Section 162(m), added to the Internal Revenue Code (“Code”) in 1993, provides that a publicly traded corporation may not deduct more than $1 million in compensation paid to its CEO and next three most highly compensated employees. Section 162(m) included an important exception to the $1 million limitation for commissions and performance-based compensation. The exception for performance-based compensation covered not only many cash bonus plans but also most stock options and stock appreciation rights plans.
TCJA makes the following changes to Section 162(m):
- Eliminates the exception for commissions and performance-based compensation.
- Changes the definition of “covered employee” to include (a) an employee who is the principal executive officer (PEO) or principal financial officer (PFO) at any time during the taxable year; (b) the next three most highly compensated employees (other than the PEO and PFO); and (c) any employee who was a covered employee for any taxable year beginning after December 31, 2016.
- Expands the definition of an employer who is subject to Section 162(m) to include not only corporations whose stock is publicly traded and registered pursuant to Section 12 of the Securities Exchange Act of 1934 (the “1934 Act”) but also any entity required to file reports under Section 15(d) of the 1934 Act.
- The $1 million limitation will apply to remuneration paid to beneficiaries as well as to employees.
The changes made by TCJA apply for taxable years beginning after December 31, 2017. There is an exception for compensation paid pursuant to a written binding contract that was in effect on November 2, 2017 and was not materially modified after that date.
Any employer affected by the changes should review the impact of the revisions to Section 162(m) on its 2018 executive compensation program.
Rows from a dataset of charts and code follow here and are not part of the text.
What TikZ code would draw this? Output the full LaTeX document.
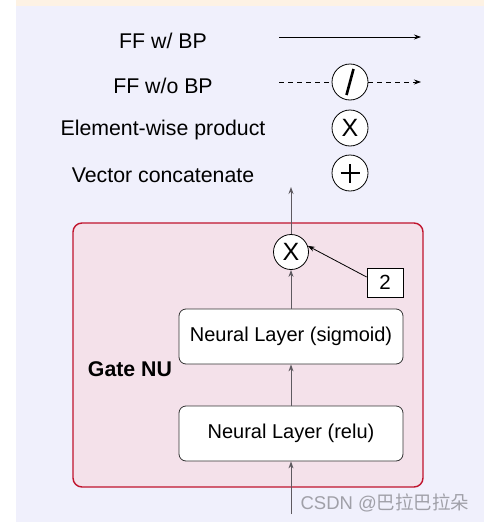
\documentclass[tikz,border=0pt]{standalone}
\usepackage{fontspec}
\setmainfont{Liberation Sans}
\newfontfamily\cjkfont{Noto Sans CJK SC}
\usetikzlibrary{arrows.meta}
\definecolor{bglav}{HTML}{F0F0FC}
\definecolor{bgorange}{HTML}{FDF2E4}
\definecolor{gatefill}{HTML}{F4E1EA}
\definecolor{gateborder}{HTML}{C0142E}
\definecolor{flowgray}{HTML}{5E5A60}
\definecolor{wmgray}{HTML}{A0A0A8}
\tikzset{
  legendtext/.style={font=\fontsize{21.3}{24}\selectfont, anchor=center},
  opcircle/.style={circle, draw=black, fill=white, line width=0.8pt, minimum size=36pt, inner sep=0pt, font=\fontsize{25}{26}\selectfont},
  layerbox/.style={rectangle, rounded corners=7pt, draw=black!80, fill=white, line width=0.8pt, minimum width=224pt, minimum height=55pt, font=\fontsize{20}{24}\selectfont},
  numbox/.style={rectangle, draw=black, fill=white, line width=0.8pt, minimum width=36pt, minimum height=29pt, inner sep=0pt, font=\fontsize{20.5}{24}\selectfont},
  tip/.style={-{Stealth[length=7pt,width=5pt]}},
  flow/.style={tip, draw=flowgray, line width=1pt},
}
\begin{document}
\begin{tikzpicture}[x=1pt,y=-1pt]
\useasboundingbox (0,0) rectangle (486,522);
\fill[white] (0,0) rectangle (486,522);
\fill[bglav] (16,0) rectangle (484,522);
\fill[bgorange] (16,0) rectangle (484,6);
% legend
\node[legendtext] (l1) at (163,41) {FF w/ BP};
\node[legendtext] (l2) at (163,86) {FF w/o BP};
\node[legendtext] (l3) at (163,130) {Element-wise product};
\node[legendtext] (l4) at (163,175) {Vector concatenate};
\coordinate (a1s) at (279,37);
\coordinate (a1e) at (421,37);
\draw[tip, line width=0.8pt] (a1s) -- (a1e);
\node[opcircle] (div) at (350,82) {};
\draw[line width=2.6pt] ([shift={(-3.5,13)}]div.center) -- ([shift={(3.5,-13)}]div.center);
\coordinate (a2s) at (279,82);
\coordinate (a2e) at (421,82);
\draw[dashed, line width=0.8pt, dash pattern=on 5pt off 4pt] (a2s) -- (div.west);
\draw[tip, dashed, line width=0.8pt, dash pattern=on 5pt off 4pt] (div.east) -- (a2e);
\node[opcircle] (mul) at (350,128) {X};
\node[opcircle] (cat) at (350,173) {};
\draw[line width=2pt] ([xshift=-9.5pt]cat.center) -- ([xshift=9.5pt]cat.center);
\draw[line width=2pt] ([yshift=-9.5pt]cat.center) -- ([yshift=9.5pt]cat.center);
% gate box
\node[draw=gateborder, fill=gatefill, line width=1.4pt, rounded corners=9pt, minimum width=350pt, minimum height=264pt, inner sep=0pt] (gate) at (248,355) {};
\node[font=\bfseries\fontsize{21.3}{24}\selectfont] (gatelabel) at (130,369) {Gate NU};
\node[layerbox] (relu) at (291,433.5) {Neural Layer (relu)};
\node[layerbox] (sig) at (291,336.5) {Neural Layer (sigmoid)};
\node[opcircle, minimum size=35pt] (x) at (291,252) {X};
\node[numbox] (two) at (385,282.5) {2};
\coordinate (in) at (291,514);
\coordinate (out) at (291,187);
\draw[flow] (in) -- (relu.south);
\draw[flow] (relu.north) -- (sig.south);
\draw[flow] (sig.north) -- (x.south);
\draw[flow] (x.north) -- (out);
\draw[tip, line width=0.8pt] (two.north west |- 0,277) -- (x.20);
% watermark
\node[text=wmgray, font=\fontsize{18.5}{20}\selectfont] (wm) at (385,503) {CSDN @{\cjkfont 巴拉巴拉朵}};
\end{tikzpicture}
\end{document}
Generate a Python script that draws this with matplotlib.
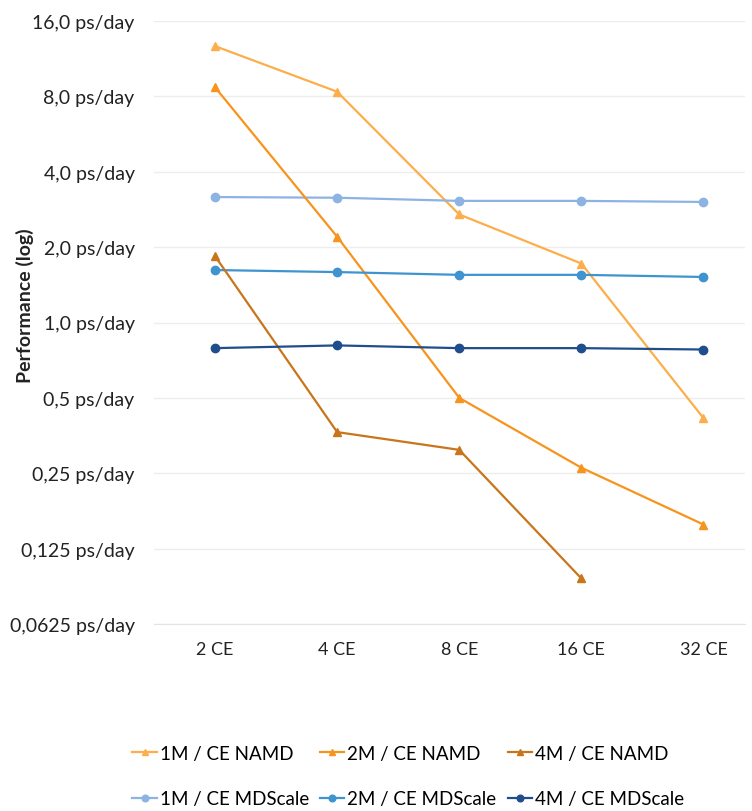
import matplotlib.pyplot as plt
import numpy as np

plt.rcParams['font.family'] = ['Lato', 'DejaVu Sans']

categories = ["2 CE", "4 CE", "8 CE", "16 CE", "32 CE"]

namd_1m = [12.7, 8.35, 2.7, 1.72, 0.415]
namd_2m = [8.7, 2.2, 0.5, 0.263, 0.156]
namd_4m = [1.84, 0.365, 0.31, 0.095, np.nan]

mds_1m = [3.17, 3.15, 3.06, 3.06, 3.03]
mds_2m = [1.62, 1.59, 1.55, 1.55, 1.52]
mds_4m = [0.79, 0.81, 0.79, 0.79, 0.78]

y_ticks = [0.0625, 0.125, 0.25, 0.5, 1, 2, 4, 8, 16]
y_labels = ["0,0625 ps/day", "0,125 ps/day", "0,25 ps/day", "0,5 ps/day", "1,0 ps/day",
            "2,0 ps/day", "4,0 ps/day", "8,0 ps/day", "16,0 ps/day"]

# order so that ncol=3 gives NAMD on row 1 and MDScale on row 2
series = [
    ("1M / CE NAMD", namd_1m, "#FDAE4B", "^"),
    ("1M / CE MDScale", mds_1m, "#8DB3E2", "o"),
    ("2M / CE NAMD", namd_2m, "#F7941D", "^"),
    ("2M / CE MDScale", mds_2m, "#3F94D0", "o"),
    ("4M / CE NAMD", namd_4m, "#C8751B", "^"),
    ("4M / CE MDScale", mds_4m, "#1F4E8C", "o"),
]

fig = plt.figure(figsize=(7.52, 8.12), dpi=100)
ax = fig.add_axes([154/752, 1 - 625/812, (745 - 154)/752, (625 - 22)/812])

x = np.arange(len(categories))
for name, vals, col, mk in series:
    ax.plot(x, vals, color=col, marker=mk, markersize=6, linewidth=1.6, label=name)

ax.set_yscale('log', base=2)
ax.set_ylim(0.0625, 16)
ax.set_yticks(y_ticks)
ax.set_yticklabels(y_labels)
ax.minorticks_off()
ax.set_xlim(-0.5, 4.34)
ax.set_xticks(x)
ax.set_xticklabels(categories)

ax.grid(axis='y', color='#EDEDED', linewidth=1)
ax.set_axisbelow(True)
for s in ['top', 'right', 'left']:
    ax.spines[s].set_visible(False)
ax.spines['bottom'].set_color('#E3E3E3')
ax.tick_params(length=0, colors='#222222')
ax.tick_params(axis='x', labelsize=13, pad=12)
ax.tick_params(axis='y', labelsize=14, pad=14)

fig.text(25/752, 1 - 306/812, "Performance (log)", rotation=90, ha='center', va='center',
         fontsize=14, fontweight='bold', color='#222222')

fig.legend(*ax.get_legend_handles_labels(), ncol=3, loc='center left',
           bbox_to_anchor=(123/752, 1 - 777/812), frameon=False, borderpad=0,
           fontsize=13.5, handlelength=1.3, handletextpad=0.15, columnspacing=0.6,
           labelspacing=1.5, markerscale=0.8)

fig.savefig("out.png", dpi=100)
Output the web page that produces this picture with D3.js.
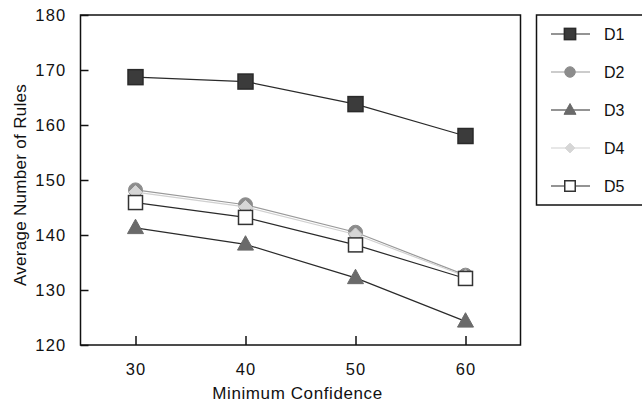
<!DOCTYPE html>
<html><head><meta charset="utf-8">
<script src="https://cdn.jsdelivr.net/npm/d3@7"></script>
<style>
html,body{margin:0;padding:0;background:#fff;}
text{font-family:"Liberation Sans",Arial,sans-serif;fill:#111;}
</style></head>
<body>
<svg id="chart" width="642" height="409"></svg>
<script>
const xValues = [30, 40, 50, 60];
const seriesNames = ["D1", "D2", "D3", "D4", "D5"];
const D1 = [168.7, 167.9, 163.8, 158.0];
const D2 = [148.2, 145.5, 140.5, 132.7];
const D3 = [141.3, 138.3, 132.2, 124.3];
const D4 = [147.8, 145.1, 140.1, 132.5];
const D5 = [145.9, 143.2, 138.2, 132.1];
const yTicks = [120, 130, 140, 150, 160, 170, 180];
const xTitle = "Minimum Confidence";
const yTitle = "Average Number of Rules";

const seriesData = [D1, D2, D3, D4, D5];
const styles = [
  {shape: "square", fill: "#3b3b3b", stroke: "#2a2a2a", line: "#2a2a2a", size: 15},
  {shape: "circle", fill: "#8c8c8c", stroke: "#8c8c8c", line: "#999", size: 14},
  {shape: "triangle", fill: "#6a6a6a", stroke: "#6a6a6a", line: "#2a2a2a", size: 16},
  {shape: "diamond", fill: "#d6d6d6", stroke: "#d6d6d6", line: "#d0d0d0", size: 13},
  {shape: "square", fill: "#fff", stroke: "#333", line: "#2a2a2a", size: 14}
];

const svg = d3.select("#chart");
const m = {left: 80.5, right: 520.5, top: 15, bottom: 345};
const x = d3.scaleLinear().domain([25, 65]).range([m.left, m.right]);
const y = d3.scaleLinear().domain([120, 180]).range([m.bottom, m.top]);

function drawMarker(g, st, cx, cy, s) {
  const size = s || st.size;
  if (st.shape === "square") {
    g.append("rect").attr("x", cx - size/2).attr("y", cy - size/2)
      .attr("width", size).attr("height", size)
      .attr("fill", st.fill).attr("stroke", st.stroke).attr("stroke-width", 1.5);
  } else if (st.shape === "circle") {
    g.append("circle").attr("cx", cx).attr("cy", cy).attr("r", size/2)
      .attr("fill", st.fill).attr("stroke", st.stroke);
  } else if (st.shape === "triangle") {
    const h = size * 0.9;
    g.append("path").attr("d", `M${cx},${cy - h*0.6}L${cx + size/2},${cy + h*0.4}L${cx - size/2},${cy + h*0.4}Z`)
      .attr("fill", st.fill).attr("stroke", st.stroke);
  } else if (st.shape === "diamond") {
    const r = size/2;
    g.append("path").attr("d", `M${cx},${cy - r}L${cx + r},${cy}L${cx},${cy + r}L${cx - r},${cy}Z`)
      .attr("fill", st.fill).attr("stroke", st.stroke);
  }
}

svg.append("rect").attr("x", m.left).attr("y", m.top)
  .attr("width", m.right - m.left).attr("height", m.bottom - m.top)
  .attr("fill", "none").attr("stroke", "#111").attr("stroke-width", 1.5);

const yAxis = d3.axisLeft(y).tickValues(yTicks).tickSize(-8).tickPadding(22).tickFormat(d3.format("d"));
const gy = svg.append("g").attr("transform", `translate(${m.left},0)`).call(yAxis);
gy.select(".domain").remove();
gy.selectAll("line").attr("stroke", "#111").attr("stroke-width", 1.5);
gy.selectAll("text").attr("font-size", 16.5).attr("letter-spacing", "1.2px").attr("fill", "#111")
  .attr("x", -14).attr("text-anchor", "end");

const xAxis = d3.axisBottom(x).tickValues(xValues).tickSize(-9).tickPadding(16).tickFormat(d3.format("d"));
const gx = svg.append("g").attr("transform", `translate(0,${m.bottom})`).call(xAxis);
gx.select(".domain").remove();
gx.selectAll("line").attr("stroke", "#111").attr("stroke-width", 1.5);
gx.selectAll("text").attr("font-size", 16.5).attr("letter-spacing", "1.2px").attr("fill", "#111")
  .attr("y", 30).attr("dy", 0);

svg.append("text").attr("x", (m.left + m.right)/2 - 3).attr("y", 399)
  .attr("text-anchor", "middle").attr("font-size", 17).attr("letter-spacing", "0.6px").text(xTitle);
svg.append("text").attr("transform", "translate(26,185) rotate(-90)")
  .attr("text-anchor", "middle").attr("font-size", 17).attr("letter-spacing", "0.3px").text(yTitle);

const line = d3.line().x((d, i) => x(xValues[i])).y(d => y(d));
[0, 1, 2, 3, 4].forEach(si => {
  const st = styles[si];
  const g = svg.append("g");
  g.append("path").datum(seriesData[si]).attr("d", line)
    .attr("fill", "none").attr("stroke", st.line).attr("stroke-width", 1.2);
  seriesData[si].forEach((v, i) => drawMarker(g, st, x(xValues[i]), y(v)));
});

const lg = svg.append("g");
lg.append("rect").attr("x", 536.5).attr("y", 15).attr("width", 120).attr("height", 190)
  .attr("fill", "#fff").attr("stroke", "#111").attr("stroke-width", 1.5);
seriesNames.forEach((name, i) => {
  const st = styles[i];
  const cy = 34 + i * 38;
  lg.append("line").attr("x1", 551).attr("x2", 590).attr("y1", cy).attr("y2", cy)
    .attr("stroke", st.line).attr("stroke-width", 1.2);
  drawMarker(lg, st, 570, cy, st.size * 0.75);
  lg.append("text").attr("x", 604).attr("y", cy + 6).attr("font-size", 16).text(name);
});
</script>
</body></html>
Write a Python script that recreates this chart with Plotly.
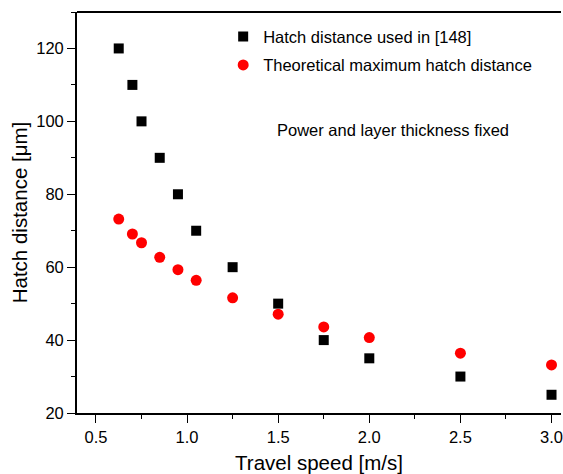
import plotly.graph_objects as go

speed = [0.625, 0.7, 0.75, 0.85, 0.95, 1.05, 1.25, 1.5, 1.75, 2.0, 2.5, 3.0]
hatch_used = [120, 110, 100, 90, 80, 70, 60, 50, 40, 35, 30, 25]
hatch_theory = [73.2, 69.1, 66.7, 62.7, 59.3, 56.4, 51.6, 47.1, 43.6, 40.7, 36.4, 33.2]

fig = go.Figure()
fig.add_trace(go.Scatter(x=speed, y=hatch_used, mode="markers",
                         name="Hatch distance used in [148]", legendgroup="a",
                         marker=dict(symbol="square", size=10, color="black")))
fig.add_trace(go.Scatter(x=speed, y=hatch_theory, mode="markers",
                         name="Theoretical maximum hatch distance", legendgroup="b",
                         marker=dict(symbol="circle", size=11, color="#ff0000")))

font = "Liberation Sans, Arial, sans-serif"
fig.update_layout(
    width=563, height=474,
    margin=dict(l=77, r=0, t=12, b=61),
    plot_bgcolor="white", paper_bgcolor="white",
    font=dict(family=font, size=16.5, color="black"),
    showlegend=True,
    legend=dict(x=0.302, y=0.982, xanchor="left", yanchor="top",
                bgcolor="rgba(0,0,0,0)", font=dict(size=16.5), tracegroupgap=4),
    xaxis=dict(range=[0.396, 3.052], showgrid=False, zeroline=False,
               showline=True, linecolor="black", linewidth=1.8, mirror=False,
               ticks="outside", ticklen=8, tickwidth=1.3, tickcolor="black",
               tickvals=[0.5, 1.0, 1.5, 2.0, 2.5, 3.0],
               ticktext=["0.5", "1.0", "1.5", "2.0", "2.5", "3.0"],
               ticklabeloverflow="allow",
               minor=dict(ticks="outside", ticklen=4, tickwidth=1.3, tickcolor="black", dtick=0.25, tick0=0.25),
               tickfont=dict(size=16.5),
               title=dict(text="Travel speed [m/s]", font=dict(size=20.5), standoff=12)),
    yaxis=dict(range=[20, 130], showgrid=False, zeroline=False,
               showline=True, linecolor="black", linewidth=1.8,
               ticks="outside", ticklen=8, tickwidth=1.3, tickcolor="black",
               tickvals=[20, 40, 60, 80, 100, 120],
               minor=dict(ticks="outside", ticklen=4, tickwidth=1.3, tickcolor="black", dtick=10, tick0=10),
               tickfont=dict(size=16.5),
               title=dict(text="Hatch distance [μm]", font=dict(size=20.5), standoff=3)),
    shapes=[dict(type="line", xref="paper", yref="paper", x0=0, x1=1, y0=1, y1=1,
                 line=dict(color="black", width=1.8))],
    annotations=[dict(text="Power and layer thickness fixed", xref="paper", yref="paper",
                      x=0.41, y=0.706, xanchor="left", yanchor="middle", showarrow=False,
                      font=dict(size=16.5))],
)

fig.write_html("out.html")
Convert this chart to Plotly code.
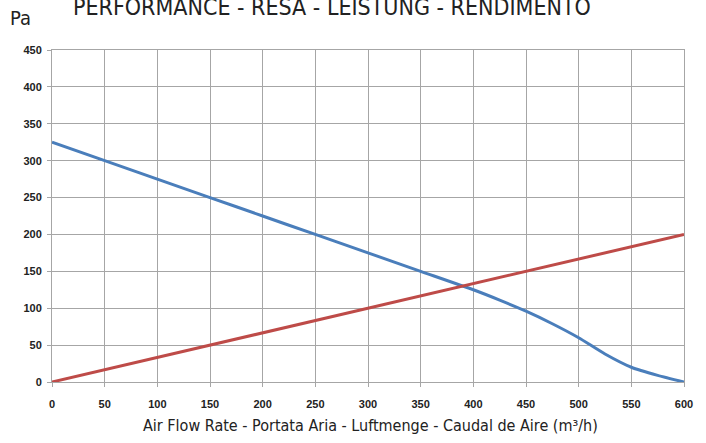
import plotly.graph_objects as go

flow_blue = [0, 50, 100, 150, 200, 250, 300, 350, 400, 425, 450, 475, 500, 525, 550, 575, 600]
pressure_blue = [325, 300, 275, 250, 225, 200, 175, 150, 125, 111, 96, 79, 60, 38, 20, 9, 0]

flow_red = [0, 50, 100, 150, 200, 250, 300, 350, 400, 450, 500, 550, 600]
pressure_red = [0, 16.7, 33.3, 50, 66.7, 83.3, 100, 116.7, 133.3, 150, 166.7, 183.3, 200]

x_ticks = list(range(0, 601, 50))
y_ticks = list(range(0, 451, 50))

W, H = 706, 443
L, R, T, B = 52, 22, 50, 61
pw, ph = W - L - R, H - T - B

def px(xpix):
    return (xpix - L) / pw

def py(ypix):
    return (H - B - ypix) / ph

fig = go.Figure()
fig.add_trace(go.Scatter(x=flow_blue, y=pressure_blue, mode="lines",
                         line=dict(color="#4A7EBB", width=3, shape="spline", smoothing=0.6),
                         showlegend=False, hoverinfo="skip"))
fig.add_trace(go.Scatter(x=flow_red, y=pressure_red, mode="lines",
                         line=dict(color="#BE4B48", width=3),
                         showlegend=False, hoverinfo="skip"))

tickfont = dict(family="Liberation Sans, Arial, sans-serif", size=11, color="#222222", weight="bold")
narrow = "DejaVu Sans Condensed, Liberation Sans Narrow, sans-serif"

fig.update_layout(
    width=W, height=H,
    margin=dict(l=L, r=R, t=T, b=B),
    paper_bgcolor="white", plot_bgcolor="white",
    xaxis=dict(range=[0, 600], tickvals=x_ticks, showgrid=True, gridcolor="#A6A6A6", gridwidth=1,
               zeroline=False, showline=True, linecolor="#A6A6A6", linewidth=1, mirror=True,
               ticks="outside", ticklen=4, tickcolor="#A6A6A6", tickfont=tickfont,
               ticklabelstandoff=8),
    yaxis=dict(range=[0, 450], tickvals=y_ticks, showgrid=True, gridcolor="#A6A6A6", gridwidth=1,
               zeroline=False, showline=True, linecolor="#A6A6A6", linewidth=1, mirror=True,
               ticks="outside", ticklen=4, tickcolor="#A6A6A6", tickfont=tickfont,
               ticklabelstandoff=3),
    annotations=[
        dict(text="Pa", xref="paper", yref="paper", x=px(8), y=py(18), xanchor="left", yanchor="middle",
             showarrow=False, font=dict(family=narrow, size=20, color="#222222")),
        dict(text="PERFORMANCE - RESA - LEISTUNG - RENDIMENTO", xref="paper", yref="paper",
             x=px(332), y=py(12), xanchor="center", yanchor="bottom", yshift=-10,
             showarrow=False, font=dict(family=narrow, size=23, color="#222222")),
        dict(text="Air Flow Rate - Portata Aria - Luftmenge - Caudal de Aire (m³/h)",
             xref="paper", yref="paper", x=px(370), y=py(425), xanchor="center", yanchor="middle",
             showarrow=False, font=dict(family=narrow, size=16, color="#222222")),
    ],
)

fig.write_html("out.html", config={"displayModeBar": False},
               post_script="document.body.style.margin='0';")
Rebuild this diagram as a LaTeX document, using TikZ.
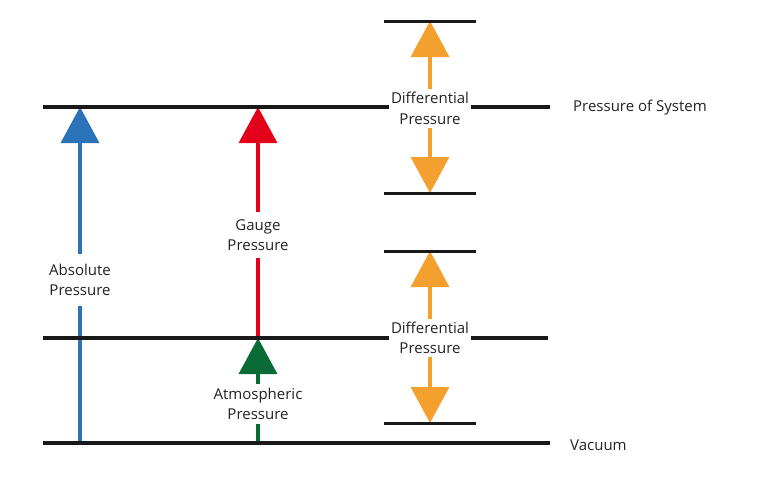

In particular, the elimination of the exception for performance-based compensation will cause significantly more elements of remuneration to be subject to the $1 million limitation on deductibility. Although the changes to the definition of covered employee, which now conforms to the SEC definition for purposes of proxy reporting, is a welcome change, the expansion of that definition to former covered employees who receive severance or deferred compensation may be challenging and will require ongoing monitoring.